Judicial Precedents and Principles
The Court's reasoning relied heavily on established judicial principles and precedents. It referenced earlier cases such as Cleminston v. Williams and Wetzell v. Bussard, which laid down the criteria for taking a debt out of the statute of limitations. These precedents require an acknowledgment to be clear and unequivocal, providing a foundation for inferring a new promise to pay. The Court reiterated that the statute of limitations deserves respect similar to other statutes, and courts should be cautious in interpreting acknowledgments that could undermine its intent. By requiring a clear admission of a debt as presently due and a promise or implication of payment, the Court aimed to uphold the statute's purpose of protecting individuals from indefinite claims. This approach reflects a balanced consideration of the creditor's interests in debt recovery and the debtor's right to finality and protection against stale claims.

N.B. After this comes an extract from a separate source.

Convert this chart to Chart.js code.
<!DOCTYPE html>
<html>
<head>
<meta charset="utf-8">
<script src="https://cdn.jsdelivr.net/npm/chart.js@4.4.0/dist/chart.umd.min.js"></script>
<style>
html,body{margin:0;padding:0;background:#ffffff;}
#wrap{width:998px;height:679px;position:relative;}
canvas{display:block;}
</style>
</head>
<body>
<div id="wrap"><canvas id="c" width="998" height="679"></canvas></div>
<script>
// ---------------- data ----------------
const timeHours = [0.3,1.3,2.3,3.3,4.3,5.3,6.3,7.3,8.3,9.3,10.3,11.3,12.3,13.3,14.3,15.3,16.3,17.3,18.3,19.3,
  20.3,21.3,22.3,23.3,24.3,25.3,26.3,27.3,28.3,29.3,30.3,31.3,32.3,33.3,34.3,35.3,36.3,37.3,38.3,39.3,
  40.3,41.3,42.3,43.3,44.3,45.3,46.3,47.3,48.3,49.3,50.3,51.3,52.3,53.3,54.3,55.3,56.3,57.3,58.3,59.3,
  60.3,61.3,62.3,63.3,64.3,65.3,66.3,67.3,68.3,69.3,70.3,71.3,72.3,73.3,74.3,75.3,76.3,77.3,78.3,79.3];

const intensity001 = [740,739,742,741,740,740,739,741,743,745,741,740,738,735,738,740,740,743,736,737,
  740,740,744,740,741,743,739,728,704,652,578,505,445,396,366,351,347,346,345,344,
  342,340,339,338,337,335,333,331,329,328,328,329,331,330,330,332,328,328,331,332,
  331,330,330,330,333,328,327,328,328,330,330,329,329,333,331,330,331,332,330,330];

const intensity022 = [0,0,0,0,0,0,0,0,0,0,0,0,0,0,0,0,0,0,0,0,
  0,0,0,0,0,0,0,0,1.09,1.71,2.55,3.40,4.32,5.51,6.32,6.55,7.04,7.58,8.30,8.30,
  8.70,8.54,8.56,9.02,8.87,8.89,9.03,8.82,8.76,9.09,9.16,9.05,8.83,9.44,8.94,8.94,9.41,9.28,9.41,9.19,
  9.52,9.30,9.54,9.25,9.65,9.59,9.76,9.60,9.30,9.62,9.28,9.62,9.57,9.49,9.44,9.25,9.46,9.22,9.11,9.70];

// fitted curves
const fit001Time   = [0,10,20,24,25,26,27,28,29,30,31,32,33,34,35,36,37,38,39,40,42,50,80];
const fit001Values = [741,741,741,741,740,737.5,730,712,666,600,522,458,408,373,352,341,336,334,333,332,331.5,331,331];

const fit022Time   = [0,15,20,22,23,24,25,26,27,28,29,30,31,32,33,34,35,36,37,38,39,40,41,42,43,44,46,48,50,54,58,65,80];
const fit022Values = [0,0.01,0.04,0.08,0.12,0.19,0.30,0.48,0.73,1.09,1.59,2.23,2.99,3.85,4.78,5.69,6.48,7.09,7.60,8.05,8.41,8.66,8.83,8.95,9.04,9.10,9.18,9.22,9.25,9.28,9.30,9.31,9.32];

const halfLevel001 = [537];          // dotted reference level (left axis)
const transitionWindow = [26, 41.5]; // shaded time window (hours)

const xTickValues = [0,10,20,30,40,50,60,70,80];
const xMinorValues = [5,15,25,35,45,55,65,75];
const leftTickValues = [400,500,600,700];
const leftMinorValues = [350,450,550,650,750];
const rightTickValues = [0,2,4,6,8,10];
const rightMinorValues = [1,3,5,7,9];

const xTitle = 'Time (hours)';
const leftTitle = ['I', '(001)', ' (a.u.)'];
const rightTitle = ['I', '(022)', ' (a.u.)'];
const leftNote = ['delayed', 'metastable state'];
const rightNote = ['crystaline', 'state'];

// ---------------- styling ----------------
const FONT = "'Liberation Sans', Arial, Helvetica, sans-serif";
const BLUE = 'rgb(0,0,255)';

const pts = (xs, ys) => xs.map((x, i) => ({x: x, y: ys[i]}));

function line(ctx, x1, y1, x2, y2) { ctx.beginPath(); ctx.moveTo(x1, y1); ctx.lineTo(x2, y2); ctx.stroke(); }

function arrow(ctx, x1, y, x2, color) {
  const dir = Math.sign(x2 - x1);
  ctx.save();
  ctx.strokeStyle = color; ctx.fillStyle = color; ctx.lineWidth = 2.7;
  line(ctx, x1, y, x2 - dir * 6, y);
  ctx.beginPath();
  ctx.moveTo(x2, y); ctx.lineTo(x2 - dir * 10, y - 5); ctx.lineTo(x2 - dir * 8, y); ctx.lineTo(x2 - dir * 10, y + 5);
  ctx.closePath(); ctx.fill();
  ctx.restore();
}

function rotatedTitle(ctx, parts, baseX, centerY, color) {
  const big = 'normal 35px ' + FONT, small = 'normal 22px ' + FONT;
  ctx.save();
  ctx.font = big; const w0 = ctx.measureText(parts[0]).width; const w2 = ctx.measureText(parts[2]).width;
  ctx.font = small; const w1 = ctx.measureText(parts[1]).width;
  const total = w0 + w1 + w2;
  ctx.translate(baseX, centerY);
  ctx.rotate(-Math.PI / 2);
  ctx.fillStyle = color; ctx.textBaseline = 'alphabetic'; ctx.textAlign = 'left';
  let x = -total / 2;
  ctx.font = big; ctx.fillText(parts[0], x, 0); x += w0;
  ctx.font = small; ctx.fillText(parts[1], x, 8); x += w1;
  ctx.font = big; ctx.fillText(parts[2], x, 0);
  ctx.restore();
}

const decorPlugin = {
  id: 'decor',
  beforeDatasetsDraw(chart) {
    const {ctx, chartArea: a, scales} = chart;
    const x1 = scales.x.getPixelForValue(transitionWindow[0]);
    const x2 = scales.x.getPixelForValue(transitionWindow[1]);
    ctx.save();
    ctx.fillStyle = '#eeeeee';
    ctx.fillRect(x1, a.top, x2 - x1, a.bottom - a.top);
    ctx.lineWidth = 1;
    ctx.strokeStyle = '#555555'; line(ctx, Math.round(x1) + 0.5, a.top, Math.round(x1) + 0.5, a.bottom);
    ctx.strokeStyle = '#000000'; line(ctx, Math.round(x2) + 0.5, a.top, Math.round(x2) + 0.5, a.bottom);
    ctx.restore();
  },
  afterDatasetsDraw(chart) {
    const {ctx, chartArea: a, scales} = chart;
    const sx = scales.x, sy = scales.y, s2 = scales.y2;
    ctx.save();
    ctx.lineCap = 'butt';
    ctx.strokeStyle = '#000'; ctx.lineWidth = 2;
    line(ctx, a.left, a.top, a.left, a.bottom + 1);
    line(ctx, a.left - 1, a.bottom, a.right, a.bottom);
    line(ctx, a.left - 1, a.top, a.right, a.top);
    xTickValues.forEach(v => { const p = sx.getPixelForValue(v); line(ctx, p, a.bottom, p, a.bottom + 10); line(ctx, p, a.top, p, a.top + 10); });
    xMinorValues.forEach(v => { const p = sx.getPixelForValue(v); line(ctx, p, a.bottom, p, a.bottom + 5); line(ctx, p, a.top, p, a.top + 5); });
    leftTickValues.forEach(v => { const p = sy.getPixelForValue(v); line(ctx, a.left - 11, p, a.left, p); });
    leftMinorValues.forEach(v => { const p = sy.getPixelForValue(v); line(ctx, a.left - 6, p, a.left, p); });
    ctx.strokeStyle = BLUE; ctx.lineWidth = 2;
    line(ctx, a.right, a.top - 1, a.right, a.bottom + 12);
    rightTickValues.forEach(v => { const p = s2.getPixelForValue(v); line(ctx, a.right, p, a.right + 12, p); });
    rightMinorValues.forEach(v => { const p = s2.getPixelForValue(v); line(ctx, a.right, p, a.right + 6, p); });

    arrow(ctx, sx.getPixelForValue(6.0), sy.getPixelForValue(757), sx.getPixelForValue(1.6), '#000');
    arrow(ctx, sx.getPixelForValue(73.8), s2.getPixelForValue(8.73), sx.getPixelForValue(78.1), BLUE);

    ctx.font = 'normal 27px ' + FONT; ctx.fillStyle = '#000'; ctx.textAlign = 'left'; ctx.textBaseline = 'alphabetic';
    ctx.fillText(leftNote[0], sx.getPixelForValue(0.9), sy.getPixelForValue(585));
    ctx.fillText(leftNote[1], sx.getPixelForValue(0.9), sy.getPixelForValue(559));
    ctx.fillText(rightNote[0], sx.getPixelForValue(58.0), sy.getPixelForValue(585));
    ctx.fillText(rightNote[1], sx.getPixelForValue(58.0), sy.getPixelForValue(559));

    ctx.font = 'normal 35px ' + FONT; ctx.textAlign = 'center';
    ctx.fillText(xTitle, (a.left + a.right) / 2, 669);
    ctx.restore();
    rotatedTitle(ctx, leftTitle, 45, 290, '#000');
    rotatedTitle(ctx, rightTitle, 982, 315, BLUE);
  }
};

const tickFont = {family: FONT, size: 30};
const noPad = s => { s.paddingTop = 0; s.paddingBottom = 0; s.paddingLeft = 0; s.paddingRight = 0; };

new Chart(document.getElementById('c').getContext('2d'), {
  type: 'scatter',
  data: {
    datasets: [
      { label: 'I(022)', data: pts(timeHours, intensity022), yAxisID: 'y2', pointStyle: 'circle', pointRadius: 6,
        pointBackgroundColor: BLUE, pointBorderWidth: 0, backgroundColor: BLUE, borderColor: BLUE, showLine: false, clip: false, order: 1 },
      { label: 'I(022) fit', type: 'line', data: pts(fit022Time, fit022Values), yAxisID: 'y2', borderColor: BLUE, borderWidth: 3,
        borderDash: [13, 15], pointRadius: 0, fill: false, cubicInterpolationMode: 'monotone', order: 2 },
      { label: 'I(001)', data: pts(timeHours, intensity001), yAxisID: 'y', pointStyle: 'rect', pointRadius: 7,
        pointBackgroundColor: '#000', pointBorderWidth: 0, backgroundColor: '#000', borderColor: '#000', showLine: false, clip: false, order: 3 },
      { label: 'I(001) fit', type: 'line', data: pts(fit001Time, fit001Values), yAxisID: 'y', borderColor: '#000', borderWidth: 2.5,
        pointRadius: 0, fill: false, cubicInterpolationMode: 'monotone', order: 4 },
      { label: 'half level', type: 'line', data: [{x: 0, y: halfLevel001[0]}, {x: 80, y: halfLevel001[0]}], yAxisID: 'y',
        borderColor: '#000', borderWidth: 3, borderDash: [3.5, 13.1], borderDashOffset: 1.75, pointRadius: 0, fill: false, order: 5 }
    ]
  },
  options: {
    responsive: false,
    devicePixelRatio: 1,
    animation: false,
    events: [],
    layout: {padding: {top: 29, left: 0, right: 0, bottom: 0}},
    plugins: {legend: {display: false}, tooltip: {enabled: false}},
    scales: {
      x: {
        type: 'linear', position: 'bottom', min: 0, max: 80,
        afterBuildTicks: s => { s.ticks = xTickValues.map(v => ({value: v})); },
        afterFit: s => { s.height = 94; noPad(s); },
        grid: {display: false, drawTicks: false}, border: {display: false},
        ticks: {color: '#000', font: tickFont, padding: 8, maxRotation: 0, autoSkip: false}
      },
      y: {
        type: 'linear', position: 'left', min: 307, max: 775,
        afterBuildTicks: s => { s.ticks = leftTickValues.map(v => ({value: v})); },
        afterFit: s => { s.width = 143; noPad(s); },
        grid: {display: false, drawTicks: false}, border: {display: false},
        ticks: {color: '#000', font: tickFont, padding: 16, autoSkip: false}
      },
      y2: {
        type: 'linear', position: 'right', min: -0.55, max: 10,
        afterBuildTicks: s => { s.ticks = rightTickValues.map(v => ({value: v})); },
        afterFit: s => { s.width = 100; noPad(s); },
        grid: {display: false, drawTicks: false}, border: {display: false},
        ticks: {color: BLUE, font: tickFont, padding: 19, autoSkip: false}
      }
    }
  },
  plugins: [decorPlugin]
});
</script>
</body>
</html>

Misinterpretations of Declarations
The Court highlighted the risks associated with misinterpreting informal declarations as acknowledgments of debt. It pointed out that Moore's statement was not directed to a bank agent or made in a formal context, which undermined its reliability as a declaration of intent to pay. The Court cautioned against allowing casual or ambiguous remarks to be construed as new promises, as it could lead to injustice and negate the statute's protective function. The statement's context, made in a tavern while Moore was "elevated with drink," further questioned its seriousness and intention. The Court underscored that allowing such loose declarations to affect legal obligations could open the door to potential abuse and misinterpretation, leading to unjust outcomes contrary to the statute's purpose. This stance reinforces the necessity for clear and deliberate acknowledgments to revive time-barred debts.

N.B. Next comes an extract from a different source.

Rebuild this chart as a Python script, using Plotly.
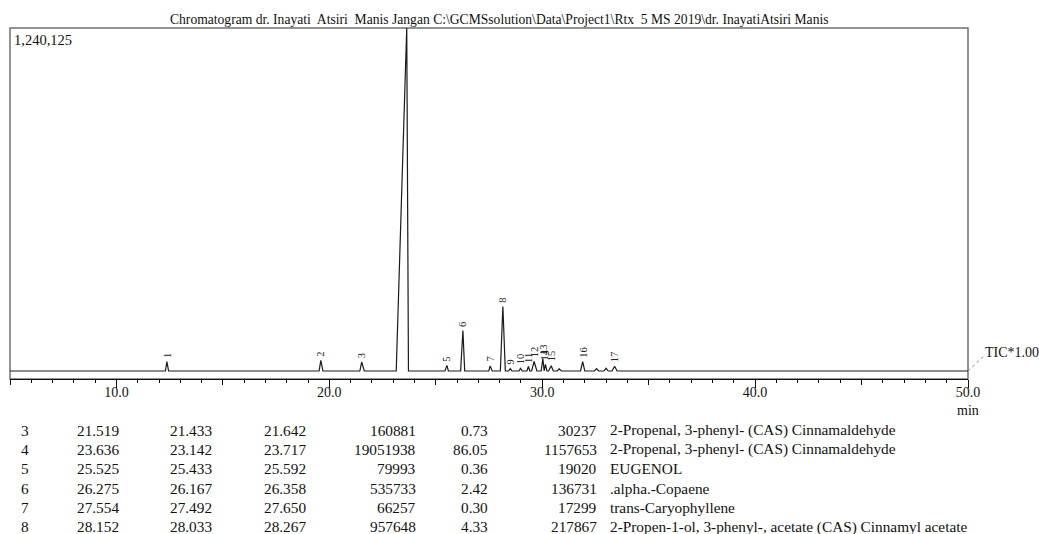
import plotly.graph_objects as go

# ---------------- data ----------------
title_text = ("Chromatogram dr. Inayati  Atsiri  Manis Jangan "
              "C:\\GCMSsolution\\Data\\Project1\\Rtx  5 MS 2019\\dr. InayatiAtsiri Manis")
max_intensity_label = "1,240,125"
max_intensity = 1240125
trace_label = "TIC*1.00"
x_unit = "min"

# peaks of the chromatogram (retention time, start, end, height above baseline)
peak_labels = ["1", "2", "3", "4", "5", "6", "7", "8", "9", "10",
               "11", "12", "13", "14", "15", "16", "17"]
peak_rt = [12.37, 19.60, 21.519, 23.636, 25.525, 26.275, 27.554, 28.152, 28.50,
           28.98, 29.35, 29.62, 30.03, 30.15, 30.42, 31.90, 33.40]
peak_start = [12.30, 19.52, 21.433, 23.142, 25.433, 26.167, 27.492, 28.033, 28.42,
              28.90, 29.28, 29.50, 29.95, 30.09, 30.30, 31.80, 33.28]
peak_end = [12.45, 19.70, 21.642, 23.717, 25.592, 26.358, 27.650, 28.267, 28.58,
            29.06, 29.42, 29.75, 30.09, 30.22, 30.52, 32.00, 33.52]
peak_height = [32000, 36000, 30237, 1157653, 19020, 136731, 17299, 217867, 8000,
               9000, 15000, 32000, 42000, 22000, 18000, 32000, 16000]

# small unlabelled bumps
bump_rt = [30.80, 32.55, 33.00]
bump_start = [30.70, 32.45, 32.90]
bump_end = [30.90, 32.65, 33.10]
bump_height = [7000, 8000, 9000]

run_start, run_end = 5.0, 50.0

# peak table (visible rows)
tbl_peak = ["3", "4", "5", "6", "7", "8"]
tbl_rtime = ["21.519", "23.636", "25.525", "26.275", "27.554", "28.152"]
tbl_itime = ["21.433", "23.142", "25.433", "26.167", "27.492", "28.033"]
tbl_ftime = ["21.642", "23.717", "25.592", "26.358", "27.650", "28.267"]
tbl_area = ["160881", "19051938", "79993", "535733", "66257", "957648"]
tbl_area_pct = ["0.73", "86.05", "0.36", "2.42", "0.30", "4.33"]
tbl_height = ["30237", "1157653", "19020", "136731", "17299", "217867"]
tbl_name = ["2-Propenal, 3-phenyl- (CAS) Cinnamaldehyde",
            "2-Propenal, 3-phenyl- (CAS) Cinnamaldehyde",
            "EUGENOL",
            ".alpha.-Copaene",
            "trans-Caryophyllene",
            "2-Propen-1-ol, 3-phenyl-, acetate (CAS) Cinnamyl acetate"]

# ---------------- layout geometry ----------------
W, H = 1039, 534
PL, PR, PT, PB = 10, 968, 28, 379   # plot area in pixels
BASE_PX = 371                        # baseline pixel row
SERIF = "Liberation Serif, Times New Roman, serif"
INK = "#111"

def pxx(px):
    return (px - PL) / (PR - PL)

def pxy(py):
    return (PB - py) / (PB - PT)

# baseline level derived from the biggest peak reaching the top
i_max = peak_height.index(max(peak_height))
baseline = max_intensity - peak_height[i_max]
scale = peak_height[i_max] / (BASE_PX - PT)
y_min = baseline - (PB - BASE_PX) * scale

# build trace points
pts = [(run_start, baseline), (run_end, baseline)]
for s, r, e, h in zip(peak_start, peak_rt, peak_end, peak_height):
    pts += [(s, baseline), (r, baseline + h), (e, baseline)]
for s, r, e, h in zip(bump_start, bump_rt, bump_end, bump_height):
    pts += [(s, baseline), (r, baseline + h), (e, baseline)]
pts.sort(key=lambda p: p[0])
tx = [p[0] for p in pts]
ty = [p[1] for p in pts]

fig = go.Figure()
fig.add_trace(go.Scatter(x=tx, y=ty, mode="lines",
                         line=dict(color="#1a1a1a", width=1.2),
                         hoverinfo="skip", showlegend=False))
# empty traces for the secondary tick axes
fig.add_trace(go.Scatter(x=[None], y=[None], xaxis="x2", showlegend=False,
                         hoverinfo="skip"))
fig.add_trace(go.Scatter(x=[None], y=[None], xaxis="x3", showlegend=False,
                         hoverinfo="skip"))

ann = []
# peak labels
for lab, r, h in zip(peak_labels, peak_rt, peak_height):
    if baseline + h >= max_intensity:
        continue
    ann.append(dict(x=r, y=baseline + h, xref="x", yref="y", text=lab,
                    showarrow=False, textangle=-90, xanchor="center",
                    yanchor="bottom", yshift=2,
                    font=dict(family=SERIF, size=10.5, color="#222")))

# texts around the plot
ann.append(dict(x=pxx(499), y=pxy(20), xref="paper", yref="paper", text=title_text,
                showarrow=False, xanchor="center", yanchor="middle",
                font=dict(family=SERIF, size=13.6, color=INK)))
ann.append(dict(x=pxx(12), y=pxy(40), xref="paper", yref="paper",
                text=max_intensity_label, showarrow=False, xanchor="left",
                yanchor="middle", font=dict(family=SERIF, size=14.5, color=INK)))
ann.append(dict(x=pxx(983), y=pxy(352), xref="paper", yref="paper", text=trace_label,
                showarrow=False, xanchor="left", yanchor="middle",
                font=dict(family=SERIF, size=14, color=INK)))
ann.append(dict(x=pxx(968), y=pxy(410), xref="paper", yref="paper", text=x_unit,
                showarrow=False, xanchor="center", yanchor="middle",
                font=dict(family=SERIF, size=14, color=INK)))

# peak table
cols = [(tbl_peak, 19, "left"), (tbl_rtime, 75, "left"), (tbl_itime, 168, "left"),
        (tbl_ftime, 262, "left"), (tbl_area, 418, "right"), (tbl_area_pct, 490, "right"),
        (tbl_height, 599, "right"), (tbl_name, 608, "left")]
for ri in range(len(tbl_peak)):
    yc = 430 + ri * 19.35
    for values, xp, anc in cols:
        ann.append(dict(x=pxx(xp), y=pxy(yc), xref="paper", yref="paper",
                        text=values[ri], showarrow=False, xanchor=anc,
                        yanchor="middle",
                        font=dict(family=SERIF, size=15.3, color=INK)))

shapes = [
    dict(type="rect", xref="paper", yref="paper", x0=0, y0=0, x1=1, y1=1,
         line=dict(color="#707070", width=1.5), layer="below"),
    dict(type="line", xref="paper", yref="paper", x0=1, y0=pxy(BASE_PX),
         x1=pxx(985), y1=pxy(355), line=dict(color="#888", width=1, dash="dot")),
]

common = dict(range=[run_start, run_end], showgrid=False, zeroline=False)
fig.update_layout(
    width=W, height=H,
    margin=dict(l=PL, r=W - PR, t=PT, b=H - PB),
    paper_bgcolor="white", plot_bgcolor="white",
    showlegend=False,
    xaxis=dict(**common, tick0=0, dtick=10, tickformat=".1f", ticks="",
               showline=True, linecolor=INK, linewidth=1.2,
               tickfont=dict(family=SERIF, size=14, color=INK),
               minor=dict(dtick=1, tick0=0, ticks="outside", ticklen=3,
                          tickcolor=INK, tickwidth=1, showgrid=False)),
    xaxis2=dict(**common, overlaying="x", anchor="y", side="bottom",
                tick0=0, dtick=10, ticks="outside", ticklen=8, tickwidth=1,
                tickcolor=INK, showticklabels=False, showline=False),
    xaxis3=dict(**common, overlaying="x", anchor="y", side="bottom",
                tick0=5, dtick=10, ticks="outside", ticklen=5, tickwidth=1,
                tickcolor=INK, showticklabels=False, showline=False),
    yaxis=dict(range=[y_min, max_intensity], visible=False, showgrid=False,
               zeroline=False),
    annotations=ann,
    shapes=shapes,
)

fig.write_html("out.html",
               config={"displayModeBar": False, "staticPlot": True},
               post_script="document.body.style.margin='0';"
                           "document.body.style.overflow='hidden';")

Impact of English Statutory Changes
The Court referenced the English statute of Geo. IV. ch. 14, which limits the use of verbal acknowledgments to remove the statute of limitations. Although not directly applicable to U.S. law, this statute illustrated a broader legal trend towards requiring written acknowledgments to ensure clarity and prevent disputes over verbal statements. The Court noted that the English statute aimed to reduce litigation arising from ambiguous acknowledgments and aligned with the principles upheld by U.S. courts. By drawing parallels with this legislative development, the Court reinforced its position on the necessity for explicit and unequivocal evidence to overcome the statute of limitations. This alignment with English legal reform indicated a shared recognition of the potential for mischief from relying on vague verbal promises, thereby supporting the Court's cautious approach in interpreting acknowledgments. The reference served to validate the Court's adherence to established principles, ensuring consistency in the application of the law.